* _WHAT NEEDS TO BE DONE_:
Word for word, set down the records and skip each picture.

Source records
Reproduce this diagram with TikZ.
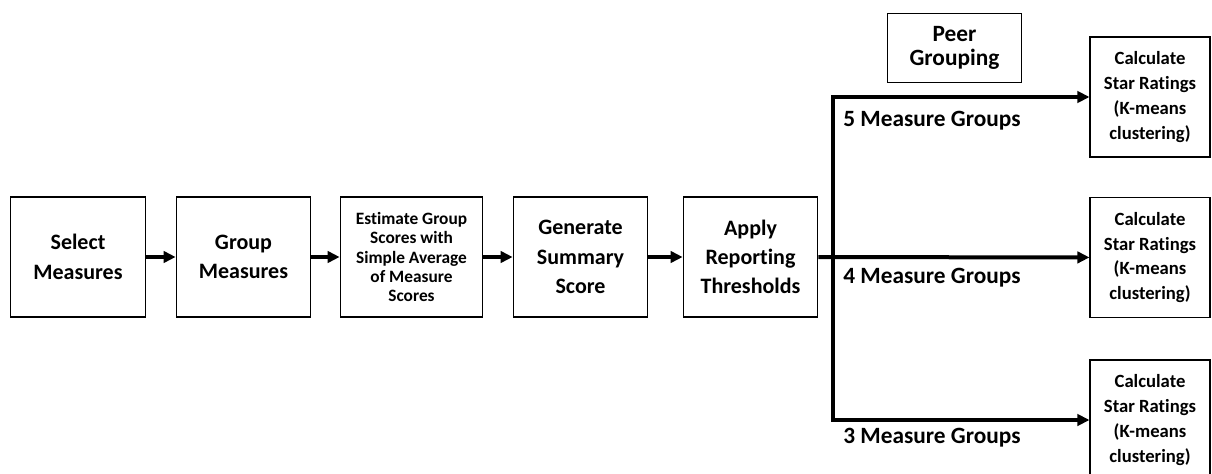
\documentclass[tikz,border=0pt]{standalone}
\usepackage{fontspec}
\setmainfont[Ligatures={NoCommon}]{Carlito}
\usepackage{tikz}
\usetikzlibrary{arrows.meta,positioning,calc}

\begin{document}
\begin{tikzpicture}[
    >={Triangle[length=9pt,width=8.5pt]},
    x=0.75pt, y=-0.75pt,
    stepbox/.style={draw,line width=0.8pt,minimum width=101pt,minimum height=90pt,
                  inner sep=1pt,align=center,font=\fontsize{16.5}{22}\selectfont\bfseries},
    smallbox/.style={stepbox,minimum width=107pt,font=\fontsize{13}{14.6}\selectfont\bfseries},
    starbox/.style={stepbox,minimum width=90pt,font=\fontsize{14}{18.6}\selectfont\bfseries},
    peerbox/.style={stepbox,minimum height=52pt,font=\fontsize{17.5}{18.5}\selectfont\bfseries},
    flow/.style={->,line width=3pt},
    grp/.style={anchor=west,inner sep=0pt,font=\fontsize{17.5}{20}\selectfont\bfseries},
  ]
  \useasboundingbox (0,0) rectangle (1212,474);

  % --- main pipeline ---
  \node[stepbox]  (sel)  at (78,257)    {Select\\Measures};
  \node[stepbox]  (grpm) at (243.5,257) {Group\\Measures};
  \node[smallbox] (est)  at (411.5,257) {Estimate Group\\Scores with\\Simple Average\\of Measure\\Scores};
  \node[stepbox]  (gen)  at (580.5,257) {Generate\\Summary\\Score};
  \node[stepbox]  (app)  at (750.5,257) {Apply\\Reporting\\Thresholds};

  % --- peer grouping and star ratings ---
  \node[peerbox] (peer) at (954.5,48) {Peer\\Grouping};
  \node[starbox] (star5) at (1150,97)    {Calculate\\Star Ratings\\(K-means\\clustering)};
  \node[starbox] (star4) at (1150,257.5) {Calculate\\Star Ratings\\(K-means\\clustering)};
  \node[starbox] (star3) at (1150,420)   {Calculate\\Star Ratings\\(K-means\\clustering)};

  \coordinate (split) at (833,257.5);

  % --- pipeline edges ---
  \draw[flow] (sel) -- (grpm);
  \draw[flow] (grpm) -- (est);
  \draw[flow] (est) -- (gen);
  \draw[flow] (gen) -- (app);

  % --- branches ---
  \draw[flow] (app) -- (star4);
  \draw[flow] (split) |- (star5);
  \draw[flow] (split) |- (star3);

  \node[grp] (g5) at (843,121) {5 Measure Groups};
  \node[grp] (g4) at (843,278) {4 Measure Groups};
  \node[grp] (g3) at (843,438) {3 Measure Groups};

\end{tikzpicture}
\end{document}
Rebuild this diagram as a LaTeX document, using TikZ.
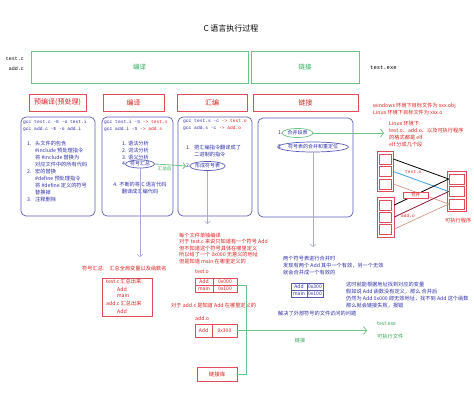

* _ANSWER BELOW_:
Reproduce this diagram with TikZ.
\documentclass[tikz,border=0pt]{standalone}
\usepackage{fontspec}
\setmainfont[Ligatures={NoCommon}]{Carlito}
\usepackage{tikz}
\usetikzlibrary{arrows.meta,positioning,calc}

\begin{document}
\begin{tikzpicture}[
    >={Triangle[length=9pt,width=8.5pt]},
    x=0.75pt, y=-0.75pt,
    stepbox/.style={draw,line width=0.8pt,minimum width=101pt,minimum height=90pt,
                  inner sep=1pt,align=center,font=\fontsize{16.5}{22}\selectfont\bfseries},
    smallbox/.style={stepbox,minimum width=107pt,font=\fontsize{13}{14.6}\selectfont\bfseries},
    starbox/.style={stepbox,minimum width=90pt,font=\fontsize{14}{18.6}\selectfont\bfseries},
    peerbox/.style={stepbox,minimum height=52pt,font=\fontsize{17.5}{18.5}\selectfont\bfseries},
    flow/.style={->,line width=3pt},
    grp/.style={anchor=west,inner sep=0pt,font=\fontsize{17.5}{20}\selectfont\bfseries},
  ]
  \useasboundingbox (0,0) rectangle (1212,474);

  % --- main pipeline ---
  \node[stepbox]  (sel)  at (78,257)    {Select\\Measures};
  \node[stepbox]  (grpm) at (243.5,257) {Group\\Measures};
  \node[smallbox] (est)  at (411.5,257) {Estimate Group\\Scores with\\Simple Average\\of Measure\\Scores};
  \node[stepbox]  (gen)  at (580.5,257) {Generate\\Summary\\Score};
  \node[stepbox]  (app)  at (750.5,257) {Apply\\Reporting\\Thresholds};

  % --- peer grouping and star ratings ---
  \node[peerbox] (peer) at (954.5,48) {Peer\\Grouping};
  \node[starbox] (star5) at (1150,97)    {Calculate\\Star Ratings\\(K-means\\clustering)};
  \node[starbox] (star4) at (1150,257.5) {Calculate\\Star Ratings\\(K-means\\clustering)};
  \node[starbox] (star3) at (1150,420)   {Calculate\\Star Ratings\\(K-means\\clustering)};

  \coordinate (split) at (833,257.5);

  % --- pipeline edges ---
  \draw[flow] (sel) -- (grpm);
  \draw[flow] (grpm) -- (est);
  \draw[flow] (est) -- (gen);
  \draw[flow] (gen) -- (app);

  % --- branches ---
  \draw[flow] (app) -- (star4);
  \draw[flow] (split) |- (star5);
  \draw[flow] (split) |- (star3);

  \node[grp] (g5) at (843,121) {5 Measure Groups};
  \node[grp] (g4) at (843,278) {4 Measure Groups};
  \node[grp] (g3) at (843,438) {3 Measure Groups};

\end{tikzpicture}
\end{document}
Rebuild this diagram as a LaTeX document, using TikZ.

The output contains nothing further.